For public companies, the SEC takes foreign currency accounting errors seriously. In one enforcement action, the SEC obtained a final judgment against a senior accountant who failed to correct approximately $5 million in foreign currency exchange loss errors, which overstated the company’s reported net income. The accountant was ordered to pay a $25,000 civil penalty and was suspended from appearing or practicing before the SEC, effectively barring him from participating in public company audits or financial reporting.9U.S. Securities and Exchange Commission. SEC Obtains Final Judgment Against, and Suspends, Accountant Formerly with Construction Management Consulting Company The underlying violations included books-and-records and internal controls provisions of the Securities Exchange Act. That case involved a relatively straightforward failure to record known exchange losses, and it still resulted in personal liability for the accountant involved.

Key Differences Between US GAAP and IFRS

Companies reporting under IFRS follow IAS 21 rather than ASC 830, and while the broad framework is similar, several differences affect how the numbers come out.

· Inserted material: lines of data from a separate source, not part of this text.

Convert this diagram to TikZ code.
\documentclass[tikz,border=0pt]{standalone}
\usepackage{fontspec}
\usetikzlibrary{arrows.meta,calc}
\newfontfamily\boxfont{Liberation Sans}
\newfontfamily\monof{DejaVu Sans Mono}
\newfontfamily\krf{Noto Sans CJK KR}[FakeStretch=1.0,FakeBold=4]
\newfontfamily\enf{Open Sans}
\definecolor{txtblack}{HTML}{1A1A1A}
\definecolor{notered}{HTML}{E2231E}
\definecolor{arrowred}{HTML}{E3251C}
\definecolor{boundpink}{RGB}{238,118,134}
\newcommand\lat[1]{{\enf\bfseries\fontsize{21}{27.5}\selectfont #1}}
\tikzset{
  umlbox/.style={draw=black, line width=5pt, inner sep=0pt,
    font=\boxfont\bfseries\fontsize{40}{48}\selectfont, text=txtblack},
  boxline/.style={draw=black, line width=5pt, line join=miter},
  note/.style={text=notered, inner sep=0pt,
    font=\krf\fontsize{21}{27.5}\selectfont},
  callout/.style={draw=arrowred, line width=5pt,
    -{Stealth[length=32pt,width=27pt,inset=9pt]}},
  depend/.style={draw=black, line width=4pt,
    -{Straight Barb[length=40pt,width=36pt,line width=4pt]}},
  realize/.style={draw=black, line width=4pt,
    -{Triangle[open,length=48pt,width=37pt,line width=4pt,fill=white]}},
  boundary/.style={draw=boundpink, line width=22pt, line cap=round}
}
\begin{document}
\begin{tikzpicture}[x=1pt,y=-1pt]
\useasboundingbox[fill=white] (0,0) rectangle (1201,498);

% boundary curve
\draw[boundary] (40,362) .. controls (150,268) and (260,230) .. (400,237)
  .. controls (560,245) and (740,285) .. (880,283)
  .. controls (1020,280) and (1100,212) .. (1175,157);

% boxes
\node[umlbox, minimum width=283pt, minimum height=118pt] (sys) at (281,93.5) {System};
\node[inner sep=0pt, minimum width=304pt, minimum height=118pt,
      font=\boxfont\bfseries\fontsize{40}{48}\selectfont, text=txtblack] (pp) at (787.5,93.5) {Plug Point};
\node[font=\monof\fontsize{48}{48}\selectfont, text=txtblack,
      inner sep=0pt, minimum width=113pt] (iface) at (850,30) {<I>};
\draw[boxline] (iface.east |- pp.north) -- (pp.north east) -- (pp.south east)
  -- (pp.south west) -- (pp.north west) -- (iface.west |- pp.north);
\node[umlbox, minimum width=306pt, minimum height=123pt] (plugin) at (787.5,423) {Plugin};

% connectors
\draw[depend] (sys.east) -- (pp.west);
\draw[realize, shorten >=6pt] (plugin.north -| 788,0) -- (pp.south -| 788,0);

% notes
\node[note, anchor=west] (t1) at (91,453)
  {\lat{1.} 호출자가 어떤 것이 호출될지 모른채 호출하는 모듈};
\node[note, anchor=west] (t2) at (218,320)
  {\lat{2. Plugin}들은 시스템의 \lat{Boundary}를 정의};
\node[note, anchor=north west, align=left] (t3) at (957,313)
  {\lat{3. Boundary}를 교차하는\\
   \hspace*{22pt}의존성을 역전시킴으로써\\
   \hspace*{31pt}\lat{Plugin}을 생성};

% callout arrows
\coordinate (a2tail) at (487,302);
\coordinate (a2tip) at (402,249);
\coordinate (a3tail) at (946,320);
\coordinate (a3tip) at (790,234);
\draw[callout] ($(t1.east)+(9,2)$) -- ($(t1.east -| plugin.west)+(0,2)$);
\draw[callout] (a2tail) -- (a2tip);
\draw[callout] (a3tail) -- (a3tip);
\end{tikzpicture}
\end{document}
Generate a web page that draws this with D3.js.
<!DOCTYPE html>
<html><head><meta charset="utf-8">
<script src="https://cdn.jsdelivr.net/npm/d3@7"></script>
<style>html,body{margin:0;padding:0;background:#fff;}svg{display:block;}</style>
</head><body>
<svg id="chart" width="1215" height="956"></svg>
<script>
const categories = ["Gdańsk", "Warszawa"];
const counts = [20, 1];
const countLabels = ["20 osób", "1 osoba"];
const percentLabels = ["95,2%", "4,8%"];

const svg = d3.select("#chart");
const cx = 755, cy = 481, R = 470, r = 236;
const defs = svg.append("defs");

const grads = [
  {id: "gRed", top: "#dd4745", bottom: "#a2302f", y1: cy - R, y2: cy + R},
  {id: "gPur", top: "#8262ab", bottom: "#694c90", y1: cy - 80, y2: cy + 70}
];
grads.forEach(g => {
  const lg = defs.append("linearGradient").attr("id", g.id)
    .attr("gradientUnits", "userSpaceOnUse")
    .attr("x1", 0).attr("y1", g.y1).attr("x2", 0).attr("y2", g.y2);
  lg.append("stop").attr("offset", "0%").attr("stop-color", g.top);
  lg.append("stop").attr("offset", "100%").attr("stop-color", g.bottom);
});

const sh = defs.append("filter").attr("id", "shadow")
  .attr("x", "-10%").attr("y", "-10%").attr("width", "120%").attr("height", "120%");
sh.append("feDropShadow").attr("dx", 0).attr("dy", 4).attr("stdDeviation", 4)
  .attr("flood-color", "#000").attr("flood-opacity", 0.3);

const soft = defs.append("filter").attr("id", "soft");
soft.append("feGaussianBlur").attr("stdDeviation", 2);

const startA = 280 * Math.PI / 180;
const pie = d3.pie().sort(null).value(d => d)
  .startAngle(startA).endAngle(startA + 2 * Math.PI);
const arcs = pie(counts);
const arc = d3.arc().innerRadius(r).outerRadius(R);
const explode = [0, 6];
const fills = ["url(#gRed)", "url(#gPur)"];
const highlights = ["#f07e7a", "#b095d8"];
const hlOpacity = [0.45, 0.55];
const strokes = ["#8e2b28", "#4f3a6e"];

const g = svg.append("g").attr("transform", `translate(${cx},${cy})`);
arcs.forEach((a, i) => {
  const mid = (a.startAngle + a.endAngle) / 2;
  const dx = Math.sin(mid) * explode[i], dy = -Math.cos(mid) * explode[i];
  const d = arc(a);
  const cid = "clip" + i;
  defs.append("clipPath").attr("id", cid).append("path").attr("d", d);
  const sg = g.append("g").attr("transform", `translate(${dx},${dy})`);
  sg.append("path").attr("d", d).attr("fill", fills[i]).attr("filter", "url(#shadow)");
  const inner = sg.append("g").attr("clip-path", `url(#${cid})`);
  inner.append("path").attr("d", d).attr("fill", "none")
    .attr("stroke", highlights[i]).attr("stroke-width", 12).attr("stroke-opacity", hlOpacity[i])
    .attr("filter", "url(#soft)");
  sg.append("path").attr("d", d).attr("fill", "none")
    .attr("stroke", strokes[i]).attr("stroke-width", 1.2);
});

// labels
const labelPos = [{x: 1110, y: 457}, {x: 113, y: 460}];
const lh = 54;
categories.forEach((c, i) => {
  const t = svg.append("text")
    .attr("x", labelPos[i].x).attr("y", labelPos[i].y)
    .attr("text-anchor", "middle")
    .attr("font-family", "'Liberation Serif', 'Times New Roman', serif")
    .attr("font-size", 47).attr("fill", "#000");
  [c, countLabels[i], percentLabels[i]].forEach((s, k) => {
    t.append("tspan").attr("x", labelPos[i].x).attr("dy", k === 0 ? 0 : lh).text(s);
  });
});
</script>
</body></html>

The most practical difference involves how each standard prioritizes functional currency indicators. ASC 830 lists its economic indicators without ranking them. IAS 21 establishes a hierarchy, with two primary factors at the top: the currency that mainly influences selling prices for goods and services, and the currency that mainly influences the cost of providing those goods and services. The remaining indicators (financing, intercompany activity) are secondary under IFRS but carry equal weight under US GAAP. This means two companies with identical facts could reach different functional currency conclusions depending on which framework they apply.

Changes in functional currency also differ. Under ASC 830, the accounting depends on the direction of the change. A shift from the reporting currency to a foreign currency is handled prospectively, with the difference between historical and new carrying amounts recorded in the CTA. A shift from a foreign currency to the reporting currency uses the translated amounts from the end of the prior period, with no CTA impact. IAS 21 treats all functional currency changes prospectively regardless of direction, applying the new rates from the date of the change.

Partial disposals of foreign operations create another divergence. Under ASC 830, a partial sale that doesn’t result in a loss of control generally does not trigger a release of CTA. Under IAS 21, entities can elect either a proportionate or absolute reduction approach when releasing CTA on partial disposals. For companies operating under both frameworks or transitioning between them, these differences can produce materially different equity and earnings figures from the same underlying operations.